Craque entre os argentinos, ajuda a esmagar Braga na Taça
De memória em memória, Alexandre é assaltado pelo título e texto associado a um jogo marcante do avô contra o Braga. "Tenho um artigo que remonta a um jogo da Taça de Portugal em 52/53. Trata-se de uma eliminatória onde o Lusitano vence por 4-0 fora e 4-1, em Évora. Fica este excerto: 'O Braga atacava com perigo, causando pânico entre os adeptos eborenses, mas passado esses momentos, surge da parte do Lusitano, um elemento que nesse dia se sobrepôs a todos. Levando quase sempre a melhor na disputa de bola, fintando, correndo diabolicamente para a área do Braga, possuindo a bola sem que lhe a conseguissem arrebatar, marcando golos, desnorteando toda a defesa, projetando e concretizando jogadas superiores às do Braga, o "nosso" jogador, Batalha, foi nessa tarde, o maior dos "argentinos" que pisavam o nosso relvado. Impressionante e invejável exibição foi realizada por um jogador de fibra, de habilidade e verdadeiro predestinado para a prática de futebol'". A referência aos argentinos está associada às estrelas dessa equipa dos alentejanos: José Valle e Di Paola, ambos ex-Roma.

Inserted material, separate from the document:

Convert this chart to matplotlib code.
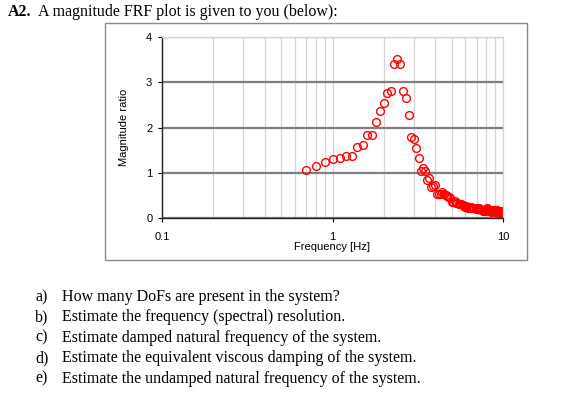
"""
FRF magnitude plot with the exercise text around it.
"""

import numpy as np
from matplotlib import pyplot as plt
from matplotlib import patches
from matplotlib.ticker import FixedLocator, NullFormatter

# frequencies (Hz), 0.1 Hz spacing
freq = [0.7, 0.8, 0.9, 1.0, 1.1, 1.2, 1.3, 1.4, 1.5, 1.6,
        1.7, 1.8, 1.9, 2.0, 2.1, 2.2, 2.3, 2.4, 2.5, 2.6,
        2.7, 2.8, 2.9, 3.0, 3.1, 3.2, 3.3, 3.4, 3.5, 3.6,
        3.7, 3.8, 3.9, 4.0, 4.1, 4.2, 4.3, 4.4, 4.5, 4.6,
        4.7, 4.8, 4.9, 5.0, 5.1, 5.2, 5.3, 5.4, 5.5, 5.6,
        5.7, 5.8, 5.9, 6.0, 6.1, 6.2, 6.3, 6.4, 6.5, 6.6,
        6.7, 6.8, 6.9, 7.0, 7.1, 7.2, 7.3, 7.4, 7.5, 7.6,
        7.7, 7.8, 7.9, 8.0, 8.1, 8.2, 8.3, 8.4, 8.5, 8.6,
        8.7, 8.8, 8.9, 9.0, 9.1, 9.2, 9.3, 9.4, 9.5, 9.6,
        9.7, 9.8, 9.9, 10.0]

magnitude = [1.05, 1.15, 1.24, 1.31, 1.33, 1.38, 1.36, 1.56, 1.61, 1.84,
             1.84, 2.12, 2.36, 2.54, 2.76, 2.81, 3.40, 3.51, 3.40, 2.80,
             2.65, 2.27, 1.78, 1.75, 1.55, 1.33, 1.04, 1.11, 1.04, 0.85,
             0.88, 0.69, 0.70, 0.72, 0.52, 0.52, 0.54, 0.57, 0.53, 0.50,
             0.48, 0.46, 0.44, 0.36, 0.35, 0.37, 0.33, 0.34, 0.32, 0.31,
             0.30, 0.29, 0.27, 0.25, 0.26, 0.23, 0.24, 0.22, 0.24, 0.22,
             0.21, 0.23, 0.20, 0.22, 0.20, 0.21, 0.19, 0.17, 0.18, 0.16,
             0.15, 0.17, 0.18, 0.16, 0.21, 0.19, 0.15, 0.17, 0.14, 0.16,
             0.18, 0.15, 0.17, 0.13, 0.16, 0.18, 0.14, 0.15, 0.12, 0.14,
             0.13, 0.15, 0.12, 0.14]

questions = [
    ('a)', 'How many DoFs are present in the system?'),
    ('b)', 'Estimate the frequency (spectral) resolution.'),
    ('c)', 'Estimate damped natural frequency of the system.'),
    ('d)', 'Estimate the equivalent viscous damping of the system.'),
    ('e)', 'Estimate the undamped natural frequency of the system.'),
]


def main():
    W, H = 565, 394
    fig = plt.figure(figsize=(W / 100, H / 100), dpi=100)
    serif = 'Liberation Serif'
    fs = 11.5

    # heading
    fig.text(8 / W, 1 - 12 / H, 'A2.', family=serif, fontsize=fs, weight='bold', va='center')
    fig.text(38 / W, 1 - 12 / H, 'A magnitude FRF plot is given to you (below):',
             family=serif, fontsize=fs, va='center')

    # frame around the chart
    fig.patches.append(patches.Rectangle((105 / W, 1 - 260 / H), 422 / W, 237 / H,
                                         transform=fig.transFigure, fill=False,
                                         edgecolor='#8a8a8a', linewidth=1))

    ax = fig.add_axes([162 / W, 1 - 218 / H, 341 / W, 181 / H])
    ax.set_xscale('log')
    ax.set_xlim(0.1, 10)
    ax.set_ylim(0, 4)

    ax.xaxis.set_minor_locator(FixedLocator([0.2, 0.3, 0.4, 0.5, 0.6, 0.7, 0.8, 0.9,
                                             2, 3, 4, 5, 6, 7, 8, 9]))
    ax.xaxis.set_minor_formatter(NullFormatter())
    ax.set_xticks([0.1, 1, 10], ['0.1', '1', '10'])
    ax.set_yticks([0, 1, 2, 3, 4])

    ax.grid(True, which='both', axis='x', color='#d4d4d4', linewidth=0.9)
    ax.grid(True, which='major', axis='y', color='#7f7f7f', linewidth=1.6)
    ax.set_axisbelow(True)

    for side in ['top', 'right']:
        ax.spines[side].set_color('#d4d4d4')
        ax.spines[side].set_linewidth(0.9)
    for side in ['left', 'bottom']:
        ax.spines[side].set_color('#222222')
        ax.spines[side].set_linewidth(1.0)

    ax.tick_params(axis='both', which='major', labelsize=8, length=3, width=0.8,
                   direction='out', pad=4)
    ax.tick_params(axis='x', which='major', pad=7)
    ax.tick_params(axis='x', which='minor', length=0)
    for lab in ax.get_xticklabels() + ax.get_yticklabels():
        lab.set_family('Liberation Sans')

    ax.plot(freq, magnitude, linestyle='none', marker='o', markersize=5.6,
            markerfacecolor='none', markeredgecolor='#ff0000', markeredgewidth=1.0)

    ax.set_xlabel('Frequency [Hz]', family='Liberation Sans', fontsize=8, labelpad=0)
    ax.set_ylabel('Magnitude ratio', family='Liberation Sans', fontsize=8, labelpad=12)

    # questions below the chart
    for i, (tag, text) in enumerate(questions):
        y = 1 - (297 + i * 20.4) / H
        fig.text(35 / W, y, tag, family=serif, fontsize=fs, va='center')
        fig.text(62 / W, y, text, family=serif, fontsize=fs, va='center')

    fig.savefig('out.png', dpi=100)


if __name__ == '__main__':
    main()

Posto isto, Alexandre Batalha vibra com a febre atual, a história entrelaça-se nas motivações e legítimas parecem ser as ambições por parte desta equipa que compete no Campeonato de Portugal, mas que já despachou da Taça o Estoril, Aves-SAD e Académico. "Só não se orgulha da história do Lusitano quem não a conhece. É uma história extremamente rica. Têm estado a ser feitas uma série de iniciativas associadas ao renascimento do clube. Há um podcast e a criação do grupo Mística Lusitanista, uma página de facebook dedicada inteiramente à história do clube. Temos dois livros que estão a ser escritos. Os grandes tempos podem voltar e pode haver Taça. O Lusitano já o provou este ano e, o exemplo que vem de Elvas, é mais um tónico. Os alentejanos quando bem geridos e com alguns recursos podem ser tão bons como quaisquer outros", conclui.